How do I execute kernels without 100% CPU busy-wait?

Discussion created by Dr.Haribo on May 21, 2011
Latest reply on May 28, 2011 by Dr.Haribo

OS: 64-bit Windows 7

CPU: Intel Core 2 Duo E8400

GPU 1: AMD Radeon 6990 (dual Cayman) with AMD_Catalyst_11.5a_Hotfix_8.85.6RC2_Win7_May13

GPU 2: nVidia GeForce GTX 580 with 270.61 drivers (2011.04.18)

An admittedly aging CPU with two cores driving three top-of-the-line GPUs. But still, I don't see why it would take 100% CPU power to run a SHA-256 hashing kernel - a compute intensive task with very little data to transfer to/from the CPU. Actual CPU usage should be more like 0.01%.

I am having problems keeping all three GPUs running full speed and no matter what I try I cannot get the CPU load down.

As any blocking OpenCL call triggers 100% CPU usage, I tried polling an event on the running kernel with thread sleeps in between. I ran into two problems:

1. As soon as I enqueue a kernel it starts to run on the GeForce, but on the Radeon it just sits there with state CL_QUEUED indefinitely, unless I call some blocking operation. clWaitForEvents, clFinish, clFlush will get things moving, but they block with a busy-wait.

This is odd, because on page 27 (1-13) I find this:

"Unless the GPU compute device is busy, commands are executed immediately."

in the following document:


Is it a bug?

2. Even with all my threads asleep, there is no improvement. There's always a thread in amdocl.dll and nvcuda.dll eating all available CPU cycles. Do both drivers always busy-wait to detect events from the GPUs? I see this in all OpenCL programs, not just my own.

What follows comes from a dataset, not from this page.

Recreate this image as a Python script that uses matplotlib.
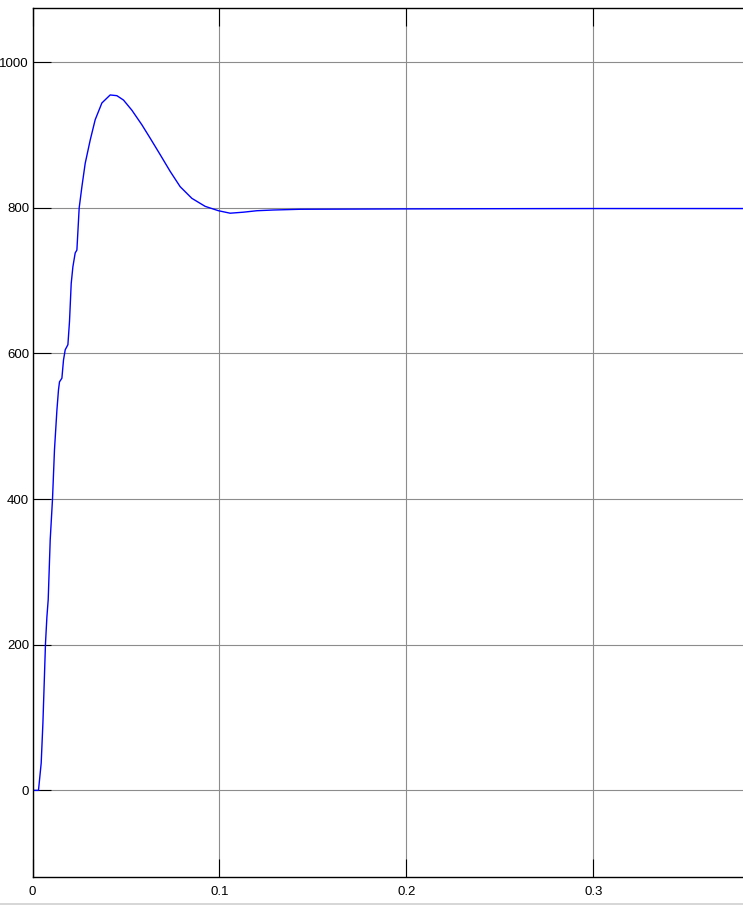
import matplotlib

matplotlib.use("Agg")
import matplotlib.pyplot as plt
from matplotlib.lines import Line2D

# speed response
t = [0.0, 0.0032, 0.00465, 0.00556, 0.00626, 0.00695, 0.0077, 0.0084, 0.00947,
     0.0107, 0.01176, 0.01305, 0.0139, 0.01444, 0.01572, 0.01658, 0.01749,
     0.01893, 0.01979, 0.0207, 0.0216, 0.02283, 0.02374, 0.02497, 0.02642,
     0.02818, 0.03086, 0.03353, 0.03711, 0.04155, 0.04513, 0.04866, 0.05316,
     0.0585, 0.06294, 0.06829, 0.07364, 0.07898, 0.08524, 0.09235, 0.09947,
     0.1057, 0.1128, 0.12, 0.1289, 0.1432, 0.197, 0.25, 0.30, 0.38]
speed = [0, 0, 37.5, 92, 147, 202, 238, 262, 344,
         400, 468, 522, 550, 561, 566, 591, 605,
         612, 644, 696, 719, 738, 742, 800, 829,
         861, 893, 921, 944, 955, 954, 948, 934,
         914, 895.6, 873, 850, 829, 813, 802, 796,
         792.6, 794, 796, 797, 798, 798.5, 798.8, 799, 799]

x_ticks = [0, 0.1, 0.2, 0.3]
x_labels = ["0", "0.1", "0.2", "0.3"]
y_ticks = [0, 200, 400, 600, 800, 1000]

W, H = 743, 907
fig = plt.figure(figsize=(W / 100, H / 100), dpi=100)
left, top, bottom = 32.5, 8.3, 877.0
ax = fig.add_axes([left / W, 1 - bottom / H, 1 - left / W, (bottom - top) / H])

ax.plot(t, speed, color="#0000ff", linewidth=1.0)

ax.set_xlim(0, 0.38)
ax.set_ylim(-119, 1074)
ax.set_xticks(x_ticks)
ax.set_xticklabels(x_labels)
ax.set_yticks(y_ticks)

ax.grid(True, color="#8c8c8c", linewidth=0.8)
ax.tick_params(axis="both", direction="in", length=13, width=0.8, color="black",
               labelsize=9.5, top=True, right=False, labelfontfamily="Liberation Sans")
ax.tick_params(axis="x", pad=6.5)
ax.tick_params(axis="y", pad=2.5)
for side in ["left", "top", "bottom"]:
    ax.spines[side].set_linewidth(1.0)
    ax.spines[side].set_color("black")
ax.spines["right"].set_visible(False)

# thin frame line along the bottom of the window
fig.add_artist(Line2D([0, 1], [1 - 903.5 / H, 1 - 903.5 / H], transform=fig.transFigure,
                      color="#d0d0d0", linewidth=1.2))

fig.savefig("out.png", dpi=100)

After realizing that both drivers insist on using 100% CPU cycles as long as the GPUs are working, I thought I could at least make the OpenCL kernels run smoothly even if it lags everything else on the computer. The idea was to queue several kernels at once. This way, even if the thread running a GPU didn't get any CPU cycles for a while, the GPU would still have queued kernels to run until the CPU thread could catch up and enqueue more.

I tried this with one thread per OpenCL device (3 in all), first with several kernel invocations on the same queue, later with several queues with only one kernel on each queue.

It works for the GeForce. As long as the CPU thread gets to run every once in a while it can keep plenty of work stacked up for the GPU to run at full speed.

For the dual Radeons I was less lucky. There seems to be no way to get a kernel to start executing without also blocking my thread until the kernel finishes. Maybe someone can point me to a way, if there is one? With many kernels enqueued in the same queue, calling clFlush on the queue blocks until all of them finish.

The answer seems to be to keep several CPU threads for each GPU. Each of the threads with its own queue, pushing one kernel invocation at a time at the GPU. I guess I will try that next.

I already spent too much time on this, and I'm thinking that this is too silly - surely it must be me doing it wrong. What's the proper way to deal with this?